Haitian migrants Alex Marcelin (“Assaulted Migrant”) and Davidson Alcime (“The Hard Journey of a Haitian Migrant”), who recorded their stories in Tijuana in the fall of 2023, recount harrowing experiences on their way to the US border, crossing the Darien Gap jungle between Colombia and Panama, where they were bitten by wild animals, witnessed people drowning, and ran across multiple decaying corpses of fellow migrants. Later, while waiting in line in the hot sun to obtain travel documents in Tapachula, Mexico, Alex was witness to a child’s death by hyperthermia, and farther north, near the US border, Davidson was a victim of an armed assault, which left him with a broken arm.
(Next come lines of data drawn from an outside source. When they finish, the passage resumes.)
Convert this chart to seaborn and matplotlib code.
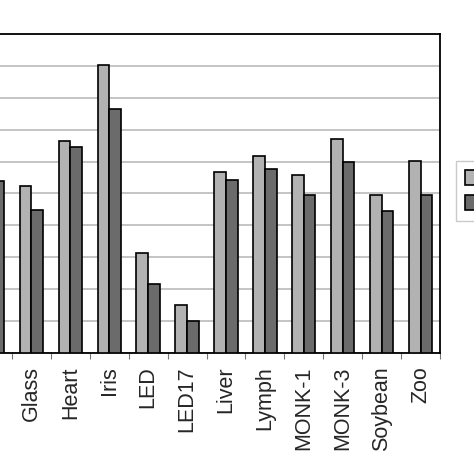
import matplotlib
matplotlib.use("Agg")
import matplotlib.pyplot as plt
import pandas as pd
import seaborn as sns

# data (grid units, 0..10)
datasets = ["German", "Glass", "Heart", "Iris", "LED", "LED17", "Liver",
            "Lymph", "MONK-1", "MONK-3", "Soybean", "Zoo"]
series_names = ["Series 1", "Series 2"]
light_vals = [5.6, 5.22, 6.63, 9.04, 3.13, 1.49, 5.67, 6.18, 5.58, 6.71, 4.96, 6.03]
dark_vals = [5.38, 4.49, 6.45, 7.66, 2.17, 0.99, 5.42, 5.78, 4.96, 5.98, 4.46, 4.96]
bar_colors = ["#b2b2b2", "#6b6b6b"]

df = pd.DataFrame({
    "dataset": datasets * 2,
    "series": [series_names[0]] * len(datasets) + [series_names[1]] * len(datasets),
    "value": light_vals + dark_vals,
})

sns.set_style("white")
plt.rcParams['font.family'] = ['Liberation Sans', 'DejaVu Sans']

fig = plt.figure(figsize=(4.74, 4.74), dpi=100)
# the reference is a crop: the left part of the axes lies outside the canvas
ax = fig.add_axes([-0.0568, 0.2553, 0.985, 0.673])

sns.barplot(data=df, x="dataset", y="value", hue="series", order=datasets,
            hue_order=series_names, palette=bar_colors, width=0.6,
            edgecolor="black", linewidth=1.2, ax=ax, zorder=3)

ax.set_xlim(-0.5, len(datasets) - 0.5)
ax.set_ylim(0, 10)
ax.set_yticks(range(0, 11))
ax.yaxis.grid(True, color="#b4b4b4", linewidth=1.1, zorder=0)
ax.set_axisbelow(True)
ax.tick_params(axis="y", left=False, labelleft=False)

# category ticks sit between the categories, labels at the centres
ax.set_xticks([i + 0.5 for i in range(len(datasets))])
ax.set_xticklabels([])
ax.set_xticks(range(len(datasets)), minor=True)
ax.set_xticklabels(datasets, minor=True, rotation=90, fontsize=15.5)
ax.tick_params(axis="x", which="major", direction="out", length=4.3,
               width=0.8, color="#777777", bottom=True)
ax.tick_params(axis="x", which="minor", length=0, pad=9.5)
ax.set_xlabel("")
ax.set_ylabel("")

for side in ["top", "right", "bottom", "left"]:
    ax.spines[side].set_visible(True)
    ax.spines[side].set_color("black")
    ax.spines[side].set_linewidth(1.3)

ax.legend_.remove()
handles, labels = ax.get_legend_handles_labels()
leg = fig.legend(handles, labels, loc="upper left", bbox_to_anchor=(0.962, 0.661),
                 borderaxespad=0, frameon=True, fancybox=False, fontsize=13,
                 handlelength=0.9, handleheight=0.9, labelspacing=0.4,
                 borderpad=0.5, handletextpad=0.6)
leg.get_frame().set_edgecolor("#bdbdbd")
leg.get_frame().set_linewidth(1.0)

fig.savefig("out.png", dpi=100)
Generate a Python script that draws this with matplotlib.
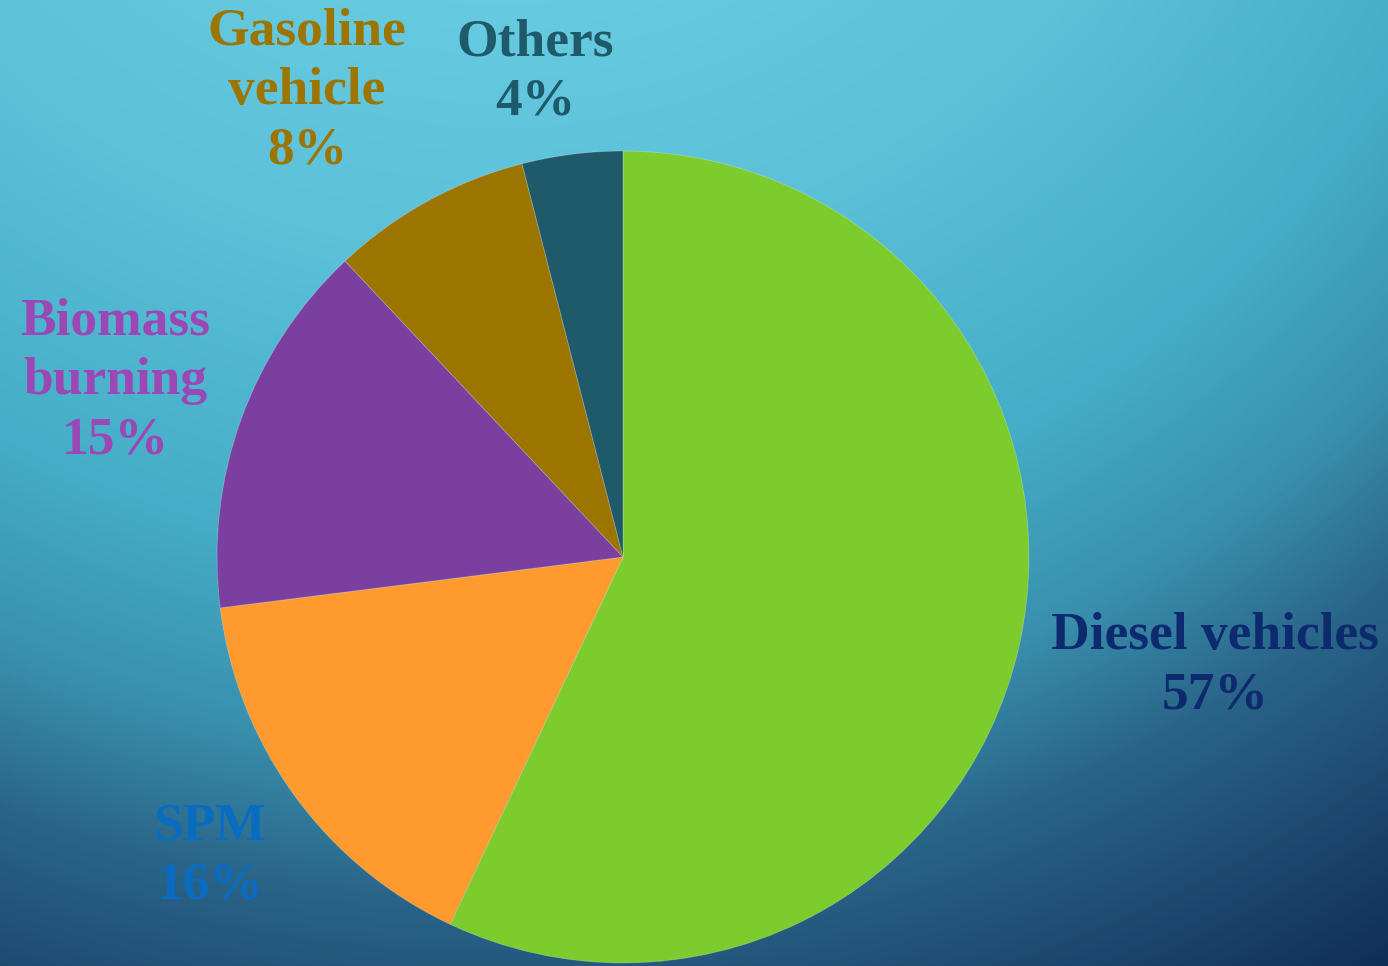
import matplotlib.pyplot as plt
import numpy as np
from matplotlib.colors import LinearSegmentedColormap

# Data
labels = ['Diesel vehicles', 'SPM', 'Biomass\nburning', 'Gasoline\nvehicle', 'Others']
shares = [57, 16, 15, 8, 4]
wedge_colors = ['#7dcc2e', '#ff9a2e', '#7b3fa0', '#9c7400', '#1f5a6a']
text_colors = ['#0d2a6e', '#0a6cc0', '#9b47b6', '#9c7400', '#1f5a6a']
# label centres in pixels (x, y from top)
label_pos = [(1215, 666), (210, 856), (115, 381), (307, 91), (535, 72)]

W, H = 1388, 966
fig = plt.figure(figsize=(W / 100, H / 100), dpi=100)

# Background: wide radial gradient, light cyan at the top to navy bottom right
bg = fig.add_axes([0, 0, 1, 1])
yy, xx = np.mgrid[0:H, 0:W]
dist = (np.hypot(xx - 500, yy + 500) - 500) / 1250.0
dist = np.clip(dist, 0, 1)
cmap = LinearSegmentedColormap.from_list(
    'bg', [(0.0, '#66cbe0'), (0.2, '#5cc1d9'), (0.45, '#45adc7'),
           (0.6, '#3990ae'), (0.72, '#2a6589'), (0.84, '#1e4a72'),
           (1.0, '#0d2752')])
bg.imshow(dist, cmap=cmap, vmin=0, vmax=1, aspect='auto', extent=[0, W, H, 0])
bg.set_xlim(0, W)
bg.set_ylim(H, 0)
bg.axis('off')

# Pie
ax = fig.add_axes([215 / W, 1 / H, 816 / W, 816 / H])
ax.pie(shares, colors=wedge_colors, startangle=90, counterclock=False,
       radius=1, wedgeprops=dict(linewidth=0.6, edgecolor=(1, 1, 1, 0.25)))
ax.set_xlim(-1.005, 1.005)
ax.set_ylim(-1.005, 1.005)
ax.set_aspect('equal')
ax.axis('off')

# Labels
for lab, val, col, (px, py) in zip(labels, shares, text_colors, label_pos):
    fig.text(px / W, 1 - py / H, f'{lab}\n{val}%', color=col,
             ha='center', va='center', fontsize=38.5, fontweight='bold',
             family='Liberation Serif', linespacing=1.3)

fig.savefig('out.png', dpi=100)
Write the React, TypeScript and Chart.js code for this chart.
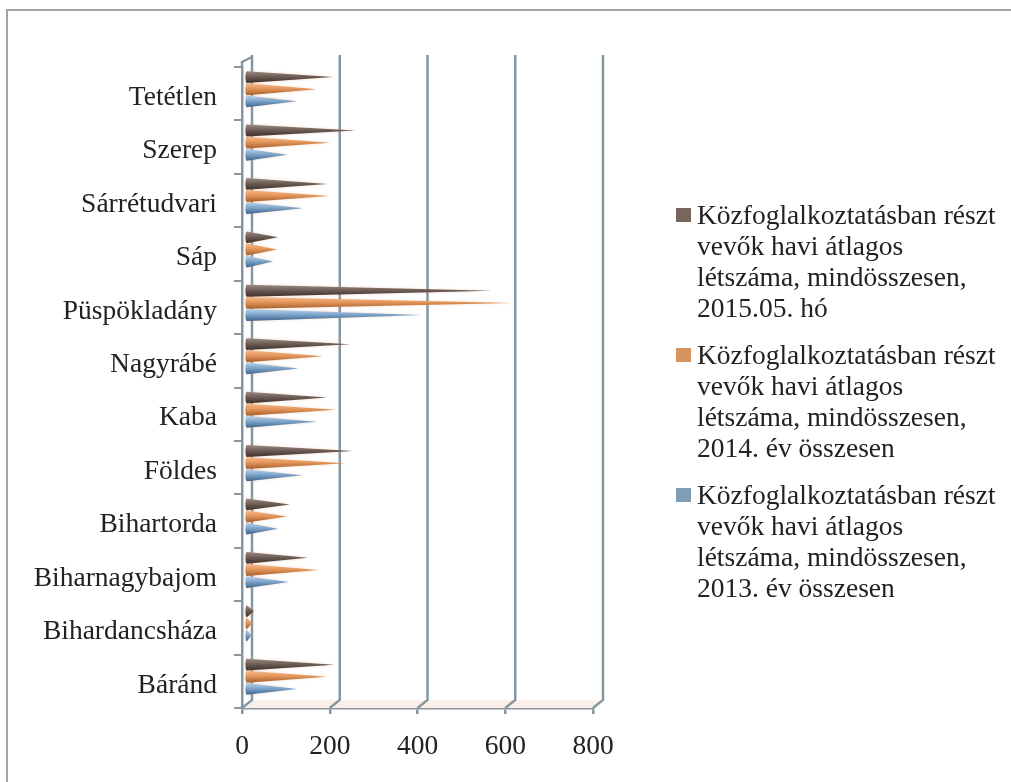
import React, { useEffect, useRef } from "react";
import { Chart, registerables } from "chart.js";

Chart.register(...registerables);

// ---- data ----
const categories = [
  "Tetétlen",
  "Szerep",
  "Sárrétudvari",
  "Sáp",
  "Püspökladány",
  "Nagyrábé",
  "Kaba",
  "Földes",
  "Bihartorda",
  "Biharnagybajom",
  "Bihardancsháza",
  "Báránd",
];
const values2015 = [200, 250, 186, 74, 562, 238, 186, 245, 101, 142, 19, 202];
const values2014 = [163, 193, 190, 72, 610, 177, 206, 227, 95, 165, 15, 186];
const values2013 = [117, 95, 131, 63, 402, 120, 163, 129, 74, 99, 13, 117];
const seriesNames = [
  "Közfoglalkoztatásban részt\nvevők havi átlagos\nlétszáma, mindösszesen,\n2015.05. hó",
  "Közfoglalkoztatásban részt\nvevők havi átlagos\nlétszáma, mindösszesen,\n2014. év összesen",
  "Közfoglalkoztatásban részt\nvevők havi átlagos\nlétszáma, mindösszesen,\n2013. év összesen",
];
const xTicks = [0, 200, 400, 600, 800];

// ---- style ----
const legendColors = ["#76665e", "#d4925f", "#7f9db4"];
const coneColors = [
  ["#9b8c84", "#6e5e56", "#3b2e28"],
  ["#f5bb8c", "#e3965a", "#a55d2a"],
  ["#bcd3e8", "#80a6cc", "#3b638c"],
];
const GRID = "#8797a1";
const FONT = "'Liberation Serif', serif";
const DX = 10; // depth offset x
const DY = -8; // depth offset y
const OX = 3.5; // cone offset
const OY = -4.5;

const deco = {
  id: "deco3d",
  beforeDraw(chart: any) {
    const ctx = chart.ctx;
    ctx.save();
    ctx.fillStyle = "#ffffff";
    ctx.fillRect(0, 0, chart.width, chart.height);
    ctx.strokeStyle = "#a3a3a3";
    ctx.lineWidth = 2;
    ctx.beginPath();
    ctx.moveTo(7, chart.height + 5);
    ctx.lineTo(7, 10);
    ctx.lineTo(chart.width + 5, 10);
    ctx.stroke();
    ctx.restore();
  },
  beforeDatasetsDraw(chart: any) {
    const ctx = chart.ctx;
    const a = chart.chartArea;
    const x = chart.scales.x;
    const x0 = x.getPixelForValue(xTicks[0]);
    const x1 = x.getPixelForValue(xTicks[xTicks.length - 1]);
    ctx.save();
    // floor
    ctx.fillStyle = "#fcefe9";
    ctx.beginPath();
    ctx.moveTo(x0, a.bottom);
    ctx.lineTo(x1, a.bottom);
    ctx.lineTo(x1 + DX, a.bottom + DY);
    ctx.lineTo(x0 + DX, a.bottom + DY);
    ctx.closePath();
    ctx.fill();
    ctx.strokeStyle = GRID;
    ctx.lineWidth = 2.5;
    for (const v of xTicks) {
      const px = x.getPixelForValue(v);
      ctx.beginPath();
      ctx.moveTo(px, a.bottom);
      ctx.lineTo(px + DX, a.bottom + DY);
      ctx.lineTo(px + DX, a.top - 12);
      ctx.stroke();
    }
    // front axis top & slant
    ctx.beginPath();
    ctx.moveTo(x0, a.top);
    ctx.lineTo(x0, a.top - 5);
    ctx.lineTo(x0 + DX, a.top - 10);
    ctx.stroke();
    ctx.restore();
  },
  afterDatasetsDraw(chart: any) {
    const ctx = chart.ctx;
    ctx.save();
    chart.data.datasets.forEach((_ds: any, i: number) => {
      const meta = chart.getDatasetMeta(i);
      const c = coneColors[i];
      meta.data.forEach((el: any) => {
        const p = el.getProps(["x", "y", "base", "height"], true);
        const bx = p.base + OX;
        const tx = p.x + OX;
        const cy = p.y + OY;
        const r = (p.height * 0.98) / 2;
        const g = ctx.createLinearGradient(0, cy - r, 0, cy + r);
        g.addColorStop(0, c[0]);
        g.addColorStop(0.45, c[1]);
        g.addColorStop(1, c[2]);
        ctx.fillStyle = g;
        ctx.shadowColor = "rgba(225,150,110,0.35)";
        ctx.shadowBlur = 3;
        ctx.beginPath();
        ctx.moveTo(bx, cy - r);
        ctx.lineTo(tx, cy);
        ctx.lineTo(bx, cy + r);
        ctx.ellipse(bx, cy, r * 0.22, r, 0, Math.PI / 2, Math.PI * 1.5);
        ctx.closePath();
        ctx.fill();
      });
    });
    ctx.restore();
  },
};

export default function App() {
  const ref = useRef<HTMLCanvasElement | null>(null);

  useEffect(() => {
    if (!ref.current) return;
    const chart = new Chart(ref.current, {
      type: "bar",
      data: {
        labels: categories,
        datasets: [
          { label: seriesNames[0], data: values2015, backgroundColor: "rgba(0,0,0,0)" },
          { label: seriesNames[1], data: values2014, backgroundColor: "rgba(0,0,0,0)" },
          { label: seriesNames[2], data: values2013, backgroundColor: "rgba(0,0,0,0)" },
        ],
      },
      options: {
        indexAxis: "y",
        responsive: false,
        animation: false,
        devicePixelRatio: 1,
        layout: { padding: { left: 0, top: 67, right: 418, bottom: 0 } },
        datasets: { bar: { categoryPercentage: 0.68, barPercentage: 1.0 } },
        plugins: { legend: { display: false }, tooltip: { enabled: false } },
        scales: {
          x: {
            type: "linear",
            min: 0,
            max: 800,
            afterFit: (s: any) => {
              s.height = 74;
            },
            afterBuildTicks: (s: any) => {
              s.ticks = xTicks.map((v) => ({ value: v }));
            },
            grid: { drawOnChartArea: false, drawTicks: true, tickLength: 6, color: GRID, lineWidth: 2.5 },
            border: { display: true, color: GRID, width: 2.5 },
            ticks: { font: { family: FONT, size: 27.5 }, color: "#222", padding: 16 },
          },
          y: {
            type: "category",
            afterFit: (s: any) => {
              s.width = 242;
            },
            grid: { drawOnChartArea: false, drawTicks: true, tickLength: 8, color: GRID, lineWidth: 2, offset: true },
            border: { display: true, color: GRID, width: 2.5 },
            ticks: { font: { family: FONT, size: 27.5 }, color: "#222", padding: 17, labelOffset: 4 },
          },
        },
      },
      plugins: [deco],
    });
    return () => chart.destroy();
  }, []);

  return (
    <div
      style={{
        position: "absolute",
        left: 0,
        top: 0,
        width: 1011,
        height: 782,
        overflow: "hidden",
        background: "#fff",
      }}
    >
      <canvas ref={ref} width={1011} height={782} style={{ display: "block" }} />
      <div style={{ position: "absolute", left: 676, top: 199 }}>
        {seriesNames.map((name, i) => (
          <div key={i} style={{ position: "relative", marginBottom: 16 }}>
            <div
              style={{
                position: "absolute",
                left: 0,
                top: 9,
                width: 15,
                height: 14,
                background: legendColors[i],
              }}
            />
            <div
              style={{
                marginLeft: 21,
                whiteSpace: "pre",
                fontFamily: FONT,
                fontSize: 27.5,
                lineHeight: "31px",
                color: "#222",
              }}
            >
              {name}
            </div>
          </div>
        ))}
      </div>
    </div>
  );
}
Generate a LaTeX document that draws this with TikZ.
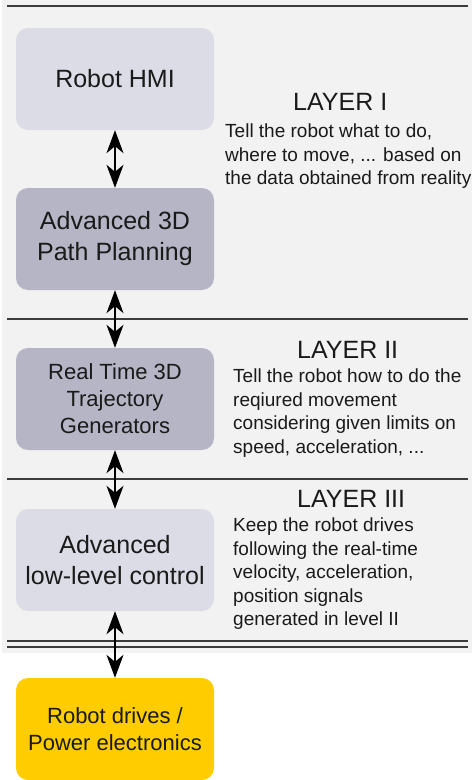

While both likely made it to the US in time to apply for TPS in 2024, that designation has already been revoked, with an expiration date set for September, 2025. Although some Haitians may have initiated asylum claims, those who do not, or whose cases are not viable, will be subject to deportation back to Haiti, where conditions remain perilous, according to the US Department of Homeland Security, which in 2023 ordered all nonemergency US government employees to leave the country and continues to warn of high levels of violent crime, including “robbery, carjackings, sexual assaults, and kidnapping for ransom.” As another Haitian asylum seeker put it: “Life is getting more and more dangerous. Everyone knows what’s happening in Haiti” (“Tragedy”). 

As long as the laws available to aid vulnerable migrants do not change, any attempts by sympathetic presidential administrations to protect them will remain fragile, and conditions will continue to be precarious for those residing in the US.